Just before the Munster’s began, the phone rang. There was a very animated Mervin calling from the phone box across the road from the pond. That was it, the plan was set in motion. Dad and I headed off on the short walk to the pond. Past my school, past the shops, past the pub, past the mechanics, quick glance to see if the mechanic was about, over the fence, through the undergrowth and into the swim. Phew!

My little 11-year-old legs had never moved so fast since the 100-metre race on sports day earlier that year. Mervin had already filled a couple of large buckets in his van with water from the lake. Now his van sat just across the road from the hop over the fence. One small hop for man, one mighty leap for carp angling, but of course we weren’t to know that at the time.

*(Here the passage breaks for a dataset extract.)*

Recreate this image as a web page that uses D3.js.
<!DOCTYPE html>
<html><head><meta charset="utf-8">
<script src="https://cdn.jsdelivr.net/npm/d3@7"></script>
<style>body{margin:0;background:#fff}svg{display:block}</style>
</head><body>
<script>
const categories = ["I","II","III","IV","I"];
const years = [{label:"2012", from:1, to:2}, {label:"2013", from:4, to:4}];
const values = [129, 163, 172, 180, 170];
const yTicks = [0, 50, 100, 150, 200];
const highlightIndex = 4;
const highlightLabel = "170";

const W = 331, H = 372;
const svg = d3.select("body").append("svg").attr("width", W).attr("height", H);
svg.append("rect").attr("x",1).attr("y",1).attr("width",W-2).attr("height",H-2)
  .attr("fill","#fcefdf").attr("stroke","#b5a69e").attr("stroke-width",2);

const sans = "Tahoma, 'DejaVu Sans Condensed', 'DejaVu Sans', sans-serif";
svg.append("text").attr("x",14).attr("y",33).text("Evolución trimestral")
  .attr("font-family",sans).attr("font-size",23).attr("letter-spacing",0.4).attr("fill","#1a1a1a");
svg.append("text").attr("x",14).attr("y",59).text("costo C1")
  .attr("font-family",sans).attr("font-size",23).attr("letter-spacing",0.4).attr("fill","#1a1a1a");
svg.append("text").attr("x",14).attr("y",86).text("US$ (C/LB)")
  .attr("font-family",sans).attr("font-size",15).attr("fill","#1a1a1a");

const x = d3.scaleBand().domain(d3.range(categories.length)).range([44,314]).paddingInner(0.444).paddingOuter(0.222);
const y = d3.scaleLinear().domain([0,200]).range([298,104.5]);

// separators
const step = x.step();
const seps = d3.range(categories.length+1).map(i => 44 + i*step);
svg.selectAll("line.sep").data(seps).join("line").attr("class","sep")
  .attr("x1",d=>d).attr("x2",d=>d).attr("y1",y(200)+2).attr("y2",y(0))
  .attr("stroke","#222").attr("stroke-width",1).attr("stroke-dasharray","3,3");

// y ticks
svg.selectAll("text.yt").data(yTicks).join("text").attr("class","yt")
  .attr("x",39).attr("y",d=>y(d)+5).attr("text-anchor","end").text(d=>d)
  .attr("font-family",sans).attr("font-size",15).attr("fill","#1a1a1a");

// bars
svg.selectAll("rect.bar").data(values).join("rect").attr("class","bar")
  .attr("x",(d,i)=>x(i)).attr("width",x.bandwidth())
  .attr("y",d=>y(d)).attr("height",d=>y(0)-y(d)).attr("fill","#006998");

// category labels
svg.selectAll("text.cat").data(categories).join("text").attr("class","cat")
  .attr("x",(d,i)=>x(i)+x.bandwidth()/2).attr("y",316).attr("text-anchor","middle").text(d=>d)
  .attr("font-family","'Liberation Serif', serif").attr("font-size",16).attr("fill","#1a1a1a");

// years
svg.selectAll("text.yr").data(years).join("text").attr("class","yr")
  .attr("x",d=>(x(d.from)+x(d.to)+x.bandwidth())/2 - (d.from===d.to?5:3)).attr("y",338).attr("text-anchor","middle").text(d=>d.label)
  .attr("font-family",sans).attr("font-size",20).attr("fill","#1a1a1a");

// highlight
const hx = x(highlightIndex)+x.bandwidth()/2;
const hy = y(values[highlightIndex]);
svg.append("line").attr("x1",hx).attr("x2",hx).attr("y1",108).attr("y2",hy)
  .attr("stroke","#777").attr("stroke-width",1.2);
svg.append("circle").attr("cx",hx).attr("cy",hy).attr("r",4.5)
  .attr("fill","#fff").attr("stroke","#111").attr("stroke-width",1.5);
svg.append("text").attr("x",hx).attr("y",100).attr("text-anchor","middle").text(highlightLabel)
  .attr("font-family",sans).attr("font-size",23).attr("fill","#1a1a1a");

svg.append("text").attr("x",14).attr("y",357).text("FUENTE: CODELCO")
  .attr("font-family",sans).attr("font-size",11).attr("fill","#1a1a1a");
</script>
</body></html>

The carp sacks were carefully prepared for placing in the huge bins full of water. Both of which were already tied up tightly to prevent any accidental escape attempts. They were gently lowered into the buckets and the battery-powered air pump was switched on. As the life giving bubbles streamed through the water, the van was put into first gear and we began our historic journey the short distance to Wraysbury.

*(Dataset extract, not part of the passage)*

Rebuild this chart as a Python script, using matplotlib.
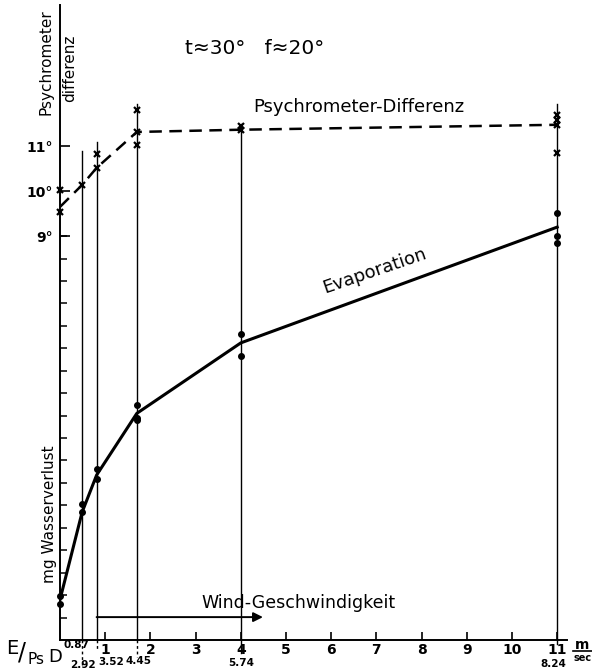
import matplotlib.pyplot as plt
from matplotlib.ticker import FixedLocator

# wind speed (m/sec) of each measurement series
wind = [0.0, 0.49, 0.81, 1.70, 4.0, 11.0]
# E/PsD value noted under each series
e_psd = ['0.87', '2.92', '3.52', '4.45', '5.74', '8.24']

# evaporation (mg water loss, tick units): curve and single readings
evap_curve = [1.8, 5.70, 7.35, 10.1, 13.24, 18.4]
evap_points = [[1.95, 1.6], [5.70, 6.06], [7.62, 7.17], [10.47, 9.89, 9.80],
               [13.64, 12.66], [19.03, 18.0, 17.7]]

# psychrometer difference (degrees): curve and single readings
psy_curve = [9.65, 10.14, 10.52, 11.32, 11.37, 11.48]
psy_points = [[9.54, 10.03], [10.14], [10.52, 10.83], [11.81, 11.32, 11.03],
              [11.45, 11.36], [11.70, 11.59, 11.48, 10.85]]

# top of the vertical guide line at each wind speed
guide_top = [None, 21.8, 22.2, 23.9, 23.0, 23.9]

x_ticks = list(range(1, 12))
psy_ticks = [9, 10, 11]

plt.rcParams['font.family'] = 'DejaVu Sans'

fig = plt.figure(figsize=(5.92, 6.71), dpi=100)
ax = fig.add_axes([60 / 592, 31 / 671, 507 / 592, 635 / 671])
ymax = 635 / 22.44
ax.set_xlim(0, 507 / 45.2)
ax.set_ylim(0, ymax)

for s in ['top', 'right']:
    ax.spines[s].set_visible(False)
ax.spines['left'].set_linewidth(1.4)
ax.spines['bottom'].set_linewidth(1.4)

ax.xaxis.set_major_locator(FixedLocator(x_ticks))
ax.tick_params(axis='x', direction='in', length=6, width=1.2, pad=2,
               labelsize=10)
for lab in ax.get_xticklabels():
    lab.set_fontweight('bold')
ax.yaxis.set_major_locator(FixedLocator(range(1, 19)))
ax.tick_params(axis='y', direction='in', length=5, width=1.1, labelleft=False)

# second scale for the psychrometer difference (1 degree = 2 ticks)
ax2 = ax.twinx()
ax2.set_ylim(0, ymax / 2)
for s in ax2.spines.values():
    s.set_visible(False)
ax2.yaxis.set_ticks_position('left')
ax2.yaxis.set_label_position('left')
ax2.yaxis.set_major_locator(FixedLocator(psy_ticks))
ax2.set_yticklabels(['%d°' % t for t in psy_ticks], fontweight='bold')
ax2.tick_params(axis='y', direction='in', length=7, width=1.2, labelsize=10,
                left=True, labelleft=True, right=False, labelright=False, pad=5)

# vertical guide lines, dashed below the axis down to the E/PsD values
below = {0.49: -1.1, 0.81: -0.5, 1.70: -0.75, 4.0: -0.6, 11.0: -0.2}
for w, top in zip(wind, guide_top):
    if top is None:
        continue
    ax.plot([w, w], [0, top], color='black', lw=1.0)
    style = '-' if w >= 4 else (0, (2, 2))
    ax.plot([w, w], [0, below[w]], color='black', lw=1.0, ls=style,
            clip_on=False)

# evaporation curve
ax.plot(wind, evap_curve, color='black', lw=2.2)
for w, pts in zip(wind, evap_points):
    ax.plot([w] * len(pts), pts, 'o', color='black', ms=4, clip_on=False)

# psychrometer difference curve
ax2.plot(wind, psy_curve, color='black', lw=1.8, ls=(0, (5, 3)))
for w, pts in zip(wind, psy_points):
    ax2.plot([w] * len(pts), pts, 'x', color='black', ms=5, mew=1.6,
             clip_on=False)

# wind speed arrow
ax.annotate('', xy=(4.49, 1.02), xytext=(wind[2], 1.02),
            arrowprops=dict(arrowstyle='-|>', color='black', lw=1.4,
                            mutation_scale=14, shrinkA=0, shrinkB=0))
ax.text(5.27, 1.65, 'Wind-Geschwindigkeit', fontsize=12.5, ha='center',
        va='center')

ax.text(6.97, 16.45, 'Evaporation', fontsize=13, rotation=19,
        ha='center', va='center')
ax2.text(6.6, 11.88, 'Psychrometer-Differenz', fontsize=13, ha='center',
         va='center')
ax2.text(4.3, 13.17, 't≈30°   f≈20°', fontsize=14.5, ha='center', va='center')

# axis titles
fig.text(46 / 592, 1 - 62 / 671, 'Psychrometer', rotation=90, fontsize=11,
         ha='center', va='center')
fig.text(70 / 592, 1 - 68 / 671, 'differenz', rotation=90, fontsize=11,
         ha='center', va='center')
fig.text(50 / 592, 1 - 514 / 671, 'mg Wasserverlust', rotation=90,
         fontsize=11, ha='center', va='center')

# E/PsD row under the axis
label_pos = [(76, 645), (83, 665), (111, 662), (138, 661), (241, 663),
             (553, 664)]
for (px, py), t in zip(label_pos, e_psd):
    fig.text(px / 592, 1 - py / 671, t, fontsize=7.5, fontweight='bold',
             ha='center', va='center')
fig.text(12 / 592, 1 - 648 / 671, 'E', fontsize=14, ha='center', va='center')
fig.text(22 / 592, 1 - 652 / 671, '/', fontsize=17, ha='center', va='center')
fig.text(36 / 592, 1 - 659 / 671, 'Ps', fontsize=11, ha='center', va='center')
fig.text(55 / 592, 1 - 657 / 671, 'D', fontsize=13, ha='center', va='center')

# m/sec unit at the end of the axis
fig.text(582 / 592, 1 - 645 / 671, 'm', fontsize=10, fontweight='bold',
         ha='center', va='center')
fig.add_artist(plt.Line2D([573 / 592, 592 / 592], [1 - 651 / 671] * 2,
                          color='black', lw=1.2))
fig.text(574 / 592, 1 - 658 / 671, 'sec', fontsize=7, fontweight='bold',
         ha='left', va='center')

fig.savefig('out.png', dpi=100)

All the time I sat there crouched over the buckets, making sure their gills were still moving through the material and gently talking to the fish as they sat quietly in the water. We soon reached the Douglas Lane car park and the van was carefully reversed up to the water’s edge. Removing the sacks from the van, they were secured in the edge before the photos were taken of the release. It was the first time I had seen the pair of these fish on the bank, having seen them in the water plenty of times over the past couple of years and even on the bank individually. Even now a brace of 20s is impressive, but back then, to an 11-year-old, they were the most impressive sight a young angler could cast his eyes on.

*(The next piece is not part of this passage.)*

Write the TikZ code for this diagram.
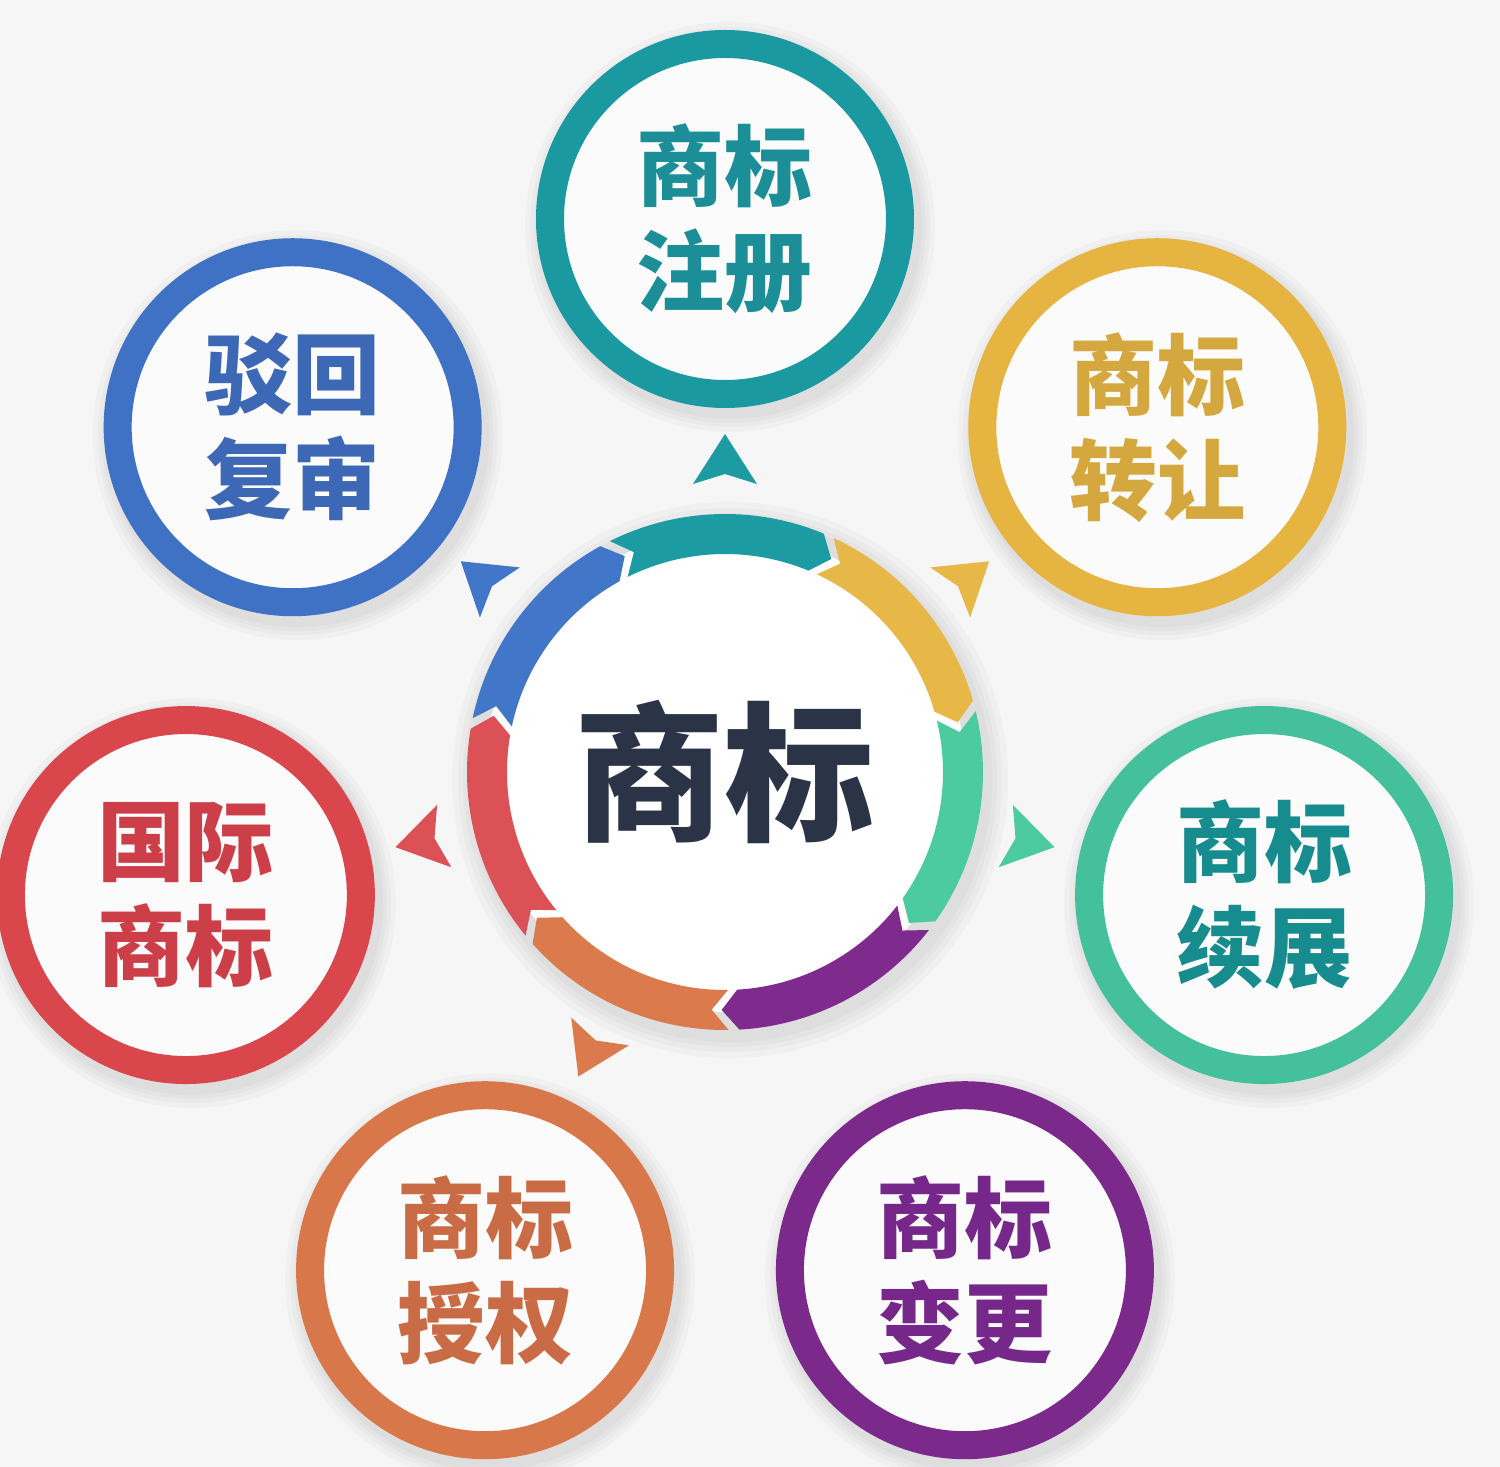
\documentclass[tikz,border=0pt]{standalone}
\usepackage{fontspec}
\usetikzlibrary{calc}
\newfontfamily\cjk{Noto Sans CJK SC}
\definecolor{bgc}{HTML}{F6F6F7}
\definecolor{innerc}{HTML}{FBFBFB}
% circle rings / text
\definecolor{cteal}{HTML}{1A99A0}\definecolor{tteal}{HTML}{1B8E97}
\definecolor{cyel}{HTML}{E6B440}\definecolor{tyel}{HTML}{D4A83F}
\definecolor{cgreen}{HTML}{45C09C}\definecolor{tgreen}{HTML}{178C8E}
\definecolor{cpur}{HTML}{7B2A8C}\definecolor{tpur}{HTML}{76288A}
\definecolor{corg}{HTML}{D8774A}\definecolor{torg}{HTML}{C96C45}
\definecolor{cred}{HTML}{D9474D}\definecolor{tred}{HTML}{CC3F48}
\definecolor{cblue}{HTML}{3F72C4}\definecolor{tblue}{HTML}{3C68B5}
% ring segments
\definecolor{steal}{HTML}{1C9CA2}\definecolor{syel}{HTML}{E7B847}
\definecolor{sgreen}{HTML}{4CCBA0}\definecolor{spur}{HTML}{7E2B8D}
\definecolor{sorg}{HTML}{DB7A4C}\definecolor{sred}{HTML}{DC5156}
\definecolor{sblue}{HTML}{4276C8}
\definecolor{ctext}{HTML}{2B3447}
\tikzset{
  ocirc/.style={circle, line width=28pt, minimum size=350pt, inner sep=0pt, outer sep=0pt,
    fill=innerc, align=center, font=\cjk\bfseries\fontsize{88pt}{105pt}\selectfont},
  ctitle/.style={inner sep=0pt, text=ctext, font=\cjk\bfseries\fontsize{150pt}{150pt}\selectfont}
}
\begin{document}
\begin{tikzpicture}[x=1pt,y=1pt]
\useasboundingbox (-725,-695) rectangle (775,772);
\fill[bgc] (-725,-695) rectangle (775,772);
% shadows
\foreach \a in {90,38.571,-12.857,-64.286,-115.714,-167.143,141.429}{
  \foreach \r in {192,196,200,205}{
    \fill[black,opacity=0.025] ($(\a:553pt)+(5,-8)$) circle[radius=\r pt];
  }
}
\foreach \r in {262,267,272,278}{
  \fill[black,opacity=0.022] (5,-8) circle[radius=\r pt];
}
\fill[white] (0,0) circle[radius=240pt];
% ring segments
\foreach \a/\c in {90/steal,38.571/syel,-12.857/sgreen,-64.286/spur,-115.714/sorg,-167.143/sred,141.429/sblue}{
  \pgfmathsetmacro\segT{\a+26.514}
  \pgfmathsetmacro\segN{\a+22.514}
  \pgfmathsetmacro\segH{\a-22.514}
  \pgfmathsetmacro\segP{\a-26.514}
  \fill[\c] (\segT:258pt) arc[start angle=\segT, end angle=\segH, radius=258pt]
     -- (\segP:238pt) -- (\segH:218pt)
     arc[start angle=\segH, end angle=\segT, radius=218pt] -- (\segN:238pt) -- cycle;
}
% small arrowheads
\foreach \a/\c in {90/steal,38.571/syel,-12.857/sgreen,-115.714/sorg,-167.143/sred,141.429/sblue}{
  \fill[\c, rotate=\a] (338,0) -- (288,32) -- (298,0) -- (288,-32) -- cycle;
}
% centre label
\node[ctitle] (center) at (0,0) {商标};
% outer circles
\node[ocirc, draw=cteal, text=tteal] (reg) at (90:553pt) {商标\\注册};
\node[ocirc, draw=cyel, text=tyel] (transfer) at (38.571:553pt) {商标\\转让};
\node[ocirc, draw=cgreen, text=tgreen] (renew) at (-12.857:553pt) {商标\\续展};
\node[ocirc, draw=cpur, text=tpur] (change) at (-64.286:553pt) {商标\\变更};
\node[ocirc, draw=corg, text=torg] (license) at (-115.714:553pt) {商标\\授权};
\node[ocirc, draw=cred, text=tred] (intl) at (-167.143:553pt) {国际\\商标};
\node[ocirc, draw=cblue, text=tblue] (review) at (141.429:553pt) {驳回\\复审};
\end{tikzpicture}
\end{document}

The photos were taken and amongst them are the pictures that personally, capture the moment. The image of Mary being slipped into Wraysbury 1 for the first time will forever be with me. She (he) was soon followed by the one now known as Mallins – the other half of the brace.

It was so dark that I had to stand behind Mervin with a torch on to give Dad something to focus on. One of the things I remember vividly is the initial panic when the camera wouldn’t focus properly. There was Mervin, two fine carp and no camera flashing, just the repeated whirring of the automatic focus trying to work. Eventually the pictures were all done and both fish slipped gently into their new homes to face pastures new and a small amount of fame in a few years.

Those fish were joined by another brace that were moved on separate occasions, a couple of high doubles that have since grown on to become other household named carp, Cluster and The Pug. These were again placed into Wraysbury 1 to escape the possibility of being buried or even worse, relocated to another local, heavily pressured venue.

“The image of Mary being slipped into Wraysbury 1 for the first time will forever be with me. She (he) was soon followed by the one now known as Mallins – the other half of the brace.”

The following week saw a transformation at the pond. Apart from the increase in anglers, the local landowner went round the lake in a bulldozer, smashing trees into the margins all around the lake and carving a huge pathway through the trees which opened up all of the swims. Dad also lost a very good fish they had nicknamed ‘Goldie’ that made the spool of his Mitchell 300 explode. Despite Mervin’s efforts to net the fish in the snag, he had no option but to unhook it underwater and let it go. Who knows how big that one would have gone in Wraysbury 1, as it was later relocated to the back lake at Rayners, by an old friend of mine. I fished for it in the early 90s, but alas it died in 1993 at the massive weight of 39lb. Perhaps if it had gone with its brothers and sisters, it may still be with us today and positively huge!

So What Happened To Mary?
The first time Sir Peter caught her, the suspicions were aroused, by the time he caught her for the second time as part of ‘that’ brace, the phone was in meltdown. Mervin had come out of hiding, well; Wraysbury 1 had taken so much out of him, he had taken up shooting and fly-fishing. The place seemed to do that, people were absolutely ruined by angling there and grown men were reduced to tears, divorce and golf.

The past had caught up with us and the cat was well and truly out of the bag as there were a few close friends of my dad’s who were not told. The few that were in the know had known for years. It was no good, old photos were dug out and a few more phone calls were made. It wasn’t as though Mary or any of the relocated fish hadn’t been seen before, I believe Kenny had one of the doubles at a pound or so heavier than when it was relocated. Dave Cumpstone, who I will always remember from my childhood as he was permanently lodged at Wraysbury 1, bagged Mary at 28lb, 2lb heavier than when we re-homed her. The rest, as they say, is truly history in the making.

Fond Memories…
So, the legacy from that episode in my life was to provide the carp fishing world with some of its most loved and cherished targets. Fish that have frustrated and elated so many and for an all too short a period had come to epitomise the ‘top of the tree’ of carp captures. Seeing Mary, Mallins, The Pug and Cluster at over double the weights from when I last saw them, in the arms of some of my friends and the country’s finest anglers, was the icing on the cake. Although I never got to fish for her in her adopted home, I will always have very fond memories for that ultimate of big English carp, Mary. RIP.